Los agitadores secesionistas catalanes obviamente no midieron con antelación la masiva fuga de fortunas que el nacionalismo provocaría en inversionistas y entidades bursátiles. Tampoco, sopesaron la vulnerabilidad del dinero que ante huracanes financieros siempre vuelan a tierras más seguras. El éxodo corporativo y la fuga masiva de capitales liderado por entidades bancarias, industrias textiles, compañías de seguros y las empresas de agua y gas natural, fue un factor determinante en el menoscabo de las pretensiones secesionista de un sector proclive a la independencia de España. Una estampida empresarial que produjo un aterrizaje forzoso ante una ficción edificada sobre falsos cimientos y discursos nacionalistas escenificados por irresponsables políticos desconocedores de la administración pública y de los principios básicos de macroeconomía.
En otras palabras, una deconstrucción de la realidad que conllevó a una desaceleración de la industria turística y a magras proyecciones de la inversión extranjera a corto y mediano plazo. Según el periódico el Economista, “la hostelería se hunde el 30% en Barcelona debido al proceso independentista”. Un claro indicador de la inestabilidad regional y de endebles resultados financieros en un país que apenas empieza a recuperarse de una de las recesiones más galopantes de los últimos tiempos. Una vez más se constata que las economías no sobreviven con ideales ni ilusorias utopías que sólo ratifican el romanticismo de eternos adolescentes. Ningún sistema político, sea de izquierda o derecha, subsiste con falsos preceptos y, menos aún, tratándose de una economía profundamente anclada al mercado comercial europeo, socio de la comunidad de naciones y del euro como moneda continental.
A este punto, vale preguntarse si la beligerancia cegó a estos fanáticos activistas frente a una posible descomposición institucional; o, si su obcecada irracionalidad los ha conducido a un suicidio político y a una autoeliminación social. Un claro ejemplo de una población rehén de las pasiones y de las disparatadas obsesiones de testarudos gobernantes ajenos a la razón. Irresponsables políticos de pacotilla que enardecen a las multitudes con mensajes viscerales; a masas, en su mayoría, desconocedoras del estrepitoso comportamiento de los mercados y de las consecuencias de adversas políticas caudillistas. Resulta sencillo disparar tiros al aire, pero es indiscutiblemente más complejo focalizar la realidad y apuntar a las necesidades de los ciudadanos con objetivos pragmáticos lejos de esa sensiblería populista que nutre la perorata de los extremos ideológicos. Los líderes deben tener la madurez y agudeza para ponderar las consecuencias de sus medidas, sino, solo son prosaicos oportunistas succionadores de las arcas públicas. Ahí, radica la diferencia entre un gobernante interesado exclusivamente en alimentar sus interese personales o un estadista con propuestas sensatas y mirada largo-placista.

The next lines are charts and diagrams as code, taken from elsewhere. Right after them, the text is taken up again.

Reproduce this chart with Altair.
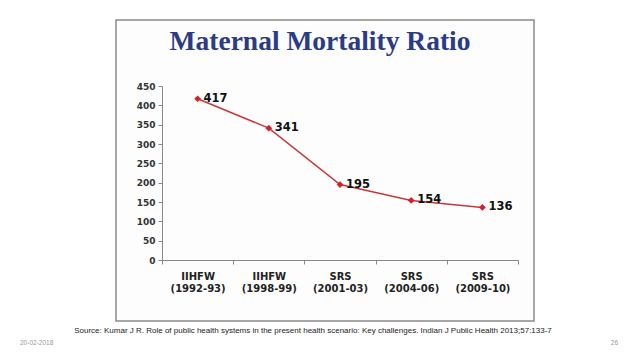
import altair as alt
import pandas as pd

categories = ["IIHFW|(1992-93)", "IIHFW|(1998-99)", "SRS|(2001-03)", "SRS|(2004-06)", "SRS|(2009-10)"]
values = [417, 341, 195, 154, 136]
y_ticks = [0, 50, 100, 150, 200, 250, 300, 350, 400, 450]

title_text = "Maternal Mortality Ratio"
source_text = ("Source: Kumar J R. Role of public health systems in the present health scenario: "
               "Key challenges. Indian J Public Health 2013;57:133-7")
date_text = "20-02-2018"
page_text = "26"

df = pd.DataFrame({"cat": categories, "val": values})

W, H = 356, 174

x_enc = alt.X("cat:N", sort=categories, title=None,
              scale=alt.Scale(paddingInner=0, paddingOuter=0),
              axis=alt.Axis(labelExpr="split(datum.label, '|')", labelAngle=0,
                            labelFont="DejaVu Sans", labelFontWeight="bold", labelFontSize=10,
                            labelColor="#222", labelPadding=7, labelLineHeight=12,
                            labelOverlap=False,
                            tickBand="extent", tickSize=4, tickColor="#888",
                            domainColor="#888", grid=False, zindex=1))
y_enc = alt.Y("val:Q", title=None,
              scale=alt.Scale(domain=[0, 450], nice=False),
              axis=alt.Axis(values=y_ticks, labelFont="DejaVu Sans", labelFontWeight="bold",
                            labelFontSize=9, labelColor="#333", labelPadding=3,
                            labelOverlap=False, labelFlush=False,
                            tickSize=4, tickColor="#888", domainColor="#888", grid=False,
                            zindex=1))

base = alt.Chart(df)

box = alt.Chart(pd.DataFrame({"a": [0]})).mark_rect(
    fill="#fdfdfd", stroke="#8a8a8a", strokeWidth=1.5
).encode(x=alt.value(-46), x2=alt.value(372), y=alt.value(-66), y2=alt.value(235))

line = base.mark_line(color="#C8373A", strokeWidth=1.5).encode(x=x_enc, y=y_enc)
pts = base.mark_point(shape="diamond", filled=True, size=45, color="#D4202A", opacity=1).encode(
    x=x_enc, y=y_enc)
labels = base.mark_text(align="left", baseline="middle", dx=6, fontSize=11.5,
                        font="DejaVu Sans", fontWeight="bold", color="#111").encode(
    x=x_enc, y=y_enc, text="val:Q")

def txt(t, x, y, **kw):
    return alt.Chart(pd.DataFrame({"t": [t]})).mark_text(**kw).encode(
        x=alt.value(x), y=alt.value(y), text="t:N")

title = txt(title_text, 158, -36, align="center", baseline="alphabetic", fontSize=27.5,
            font="Liberation Serif", fontWeight="bold", color="#2C3B85")
source = txt(source_text, 151, 245, align="center", baseline="middle", fontSize=8,
             font="Liberation Sans", color="#222")
date = txt(date_text, -142, 257, align="left", baseline="middle", fontSize=6.5,
           font="Liberation Sans", color="#999")
page = txt(page_text, 456, 257, align="right", baseline="middle", fontSize=6.5,
           font="Liberation Sans", color="#999")

chart = alt.layer(box, line, pts, labels, title, source, date, page).properties(
    width=W, height=H,
    autosize=alt.AutoSizeParams(type="none"),
    padding={"left": 154, "top": 78, "right": 112, "bottom": 90},
    background="white",
).configure_view(stroke=None)

chart.save("out.html", embed_options={"renderer": "svg", "actions": False})
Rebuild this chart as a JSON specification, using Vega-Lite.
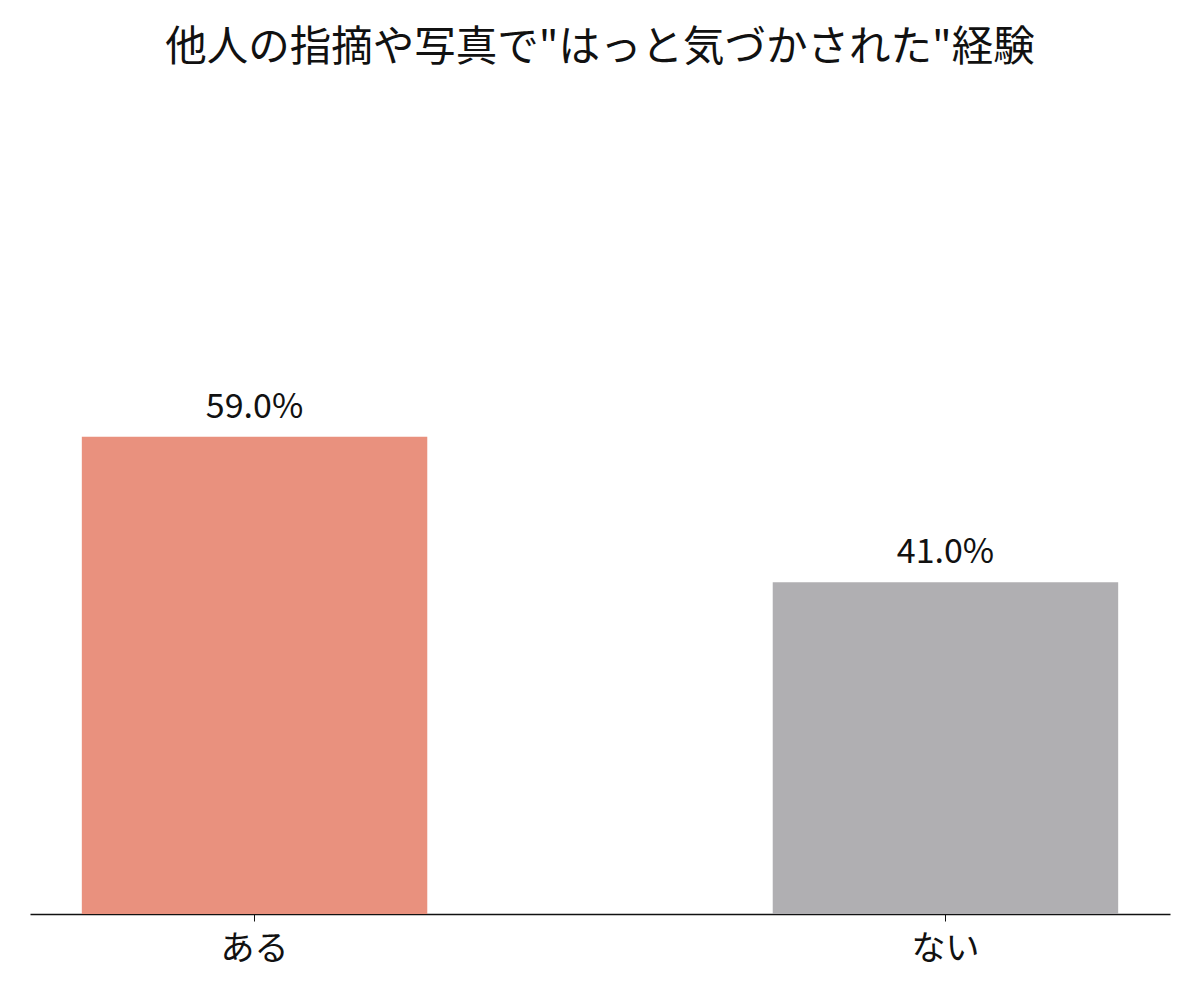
{
  "$schema": "https://vega.github.io/schema/vega-lite/v6.json",
  "autosize": "none",
  "padding": {"left": 30, "top": 105, "right": 30, "bottom": 86},
  "width": 1140,
  "height": 809,
  "background": "white",
  "title": {
    "text": "他人の指摘や写真で\"はっと気づかされた\"経験",
    "font": "Noto Sans CJK JP",
    "fontSize": 41.5,
    "fontWeight": "normal",
    "color": "#111111",
    "anchor": "middle",
    "frame": "group",
    "offset": 36
  },
  "config": {
    "view": {"stroke": null},
    "font": "Noto Sans CJK JP"
  },
  "data": {
    "values": [
      {"answer": "ある", "share": 0.59},
      {"answer": "ない", "share": 0.41}
    ]
  },
  "encoding": {
    "x": {
      "field": "answer",
      "type": "nominal",
      "sort": null,
      "title": null,
      "scale": {"paddingInner": 0.5, "paddingOuter": 0.075},
      "axis": {
        "labelAngle": 0,
        "labelFontSize": 34,
        "labelColor": "#111111",
        "labelPadding": 11,
        "tickSize": 7,
        "tickColor": "#111111",
        "domainColor": "#111111",
        "domainWidth": 1.5
      }
    },
    "y": {
      "field": "share",
      "type": "quantitative",
      "scale": {"domain": [0, 1]},
      "axis": null
    }
  },
  "layer": [
    {
      "mark": {"type": "bar"},
      "encoding": {
        "color": {
          "field": "answer",
          "type": "nominal",
          "scale": {"domain": ["ある", "ない"], "range": ["#E9917E", "#B0AFB2"]},
          "legend": null
        }
      }
    },
    {
      "mark": {"type": "text", "baseline": "alphabetic", "dy": -19, "fontSize": 34, "color": "#111111"},
      "encoding": {
        "text": {"field": "share", "type": "quantitative", "format": ".1%"}
      }
    }
  ]
}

La revuelta vivida estos días en Cataluña tiene nombre y apellido y no hay que confundir las nomenclaturas. Carlos Puigdemont es un simple títere al que los autores intelectuales soberanistas utilizan como cara visible para quebrantar el orden público y liderar una crisis institucional que permita eventualmente desasociar a Cataluña de la constitución española: una maraña de triquiñuelas y confabulaciones con el fin de construir un cuerpo jurídico hecho a la medida, tailor made, que proporcione impunidad a un sector de la burguesía catalana enriquecida al margen de la ley: sinvergüenzas de cuello blanco suficientemente astutos para manipular a las masas a una radicalización nacionalista respaldada por las ideologías extremistas del abanico político.
No hay la menor duda de que esta convulsión social apunta al multimillonario Jordi Pujol, presidente de la Generalidad de Cataluña durante más de dos décadas hasta 2003, y principal líder del movimiento nacionalista catalán con enorme control del aparato político regional. Sin más, una partida en la que se moviliza a peones callejeros para proteger a este rey de la mafia catalana cabecilla de una conspiración familiar en la que también participan su mujer y sus hijos, uno de ellos encarcelado por fraude y enriquecimiento ilícito. Una relectura barcelonesa de Al Capone pero con una única diferencia: el clan Pujol despliega un poder político que el tránsfuga italiano nunca ostentó a tal extremo. Jordi Pujol y sus descarados secuaces están causado enormes perjuicios a Cataluña y al estado español desde múltiples aristas. Son los responsables de la desestabilización de la democracia española.
Y… por más proclamaciones de independencia o de respuestas autoritarias estatales, esta historia no está acabada. ¡Desafortunadamente, se tendrá que verter mucha tinta para escribir lo que aún está por acontecer!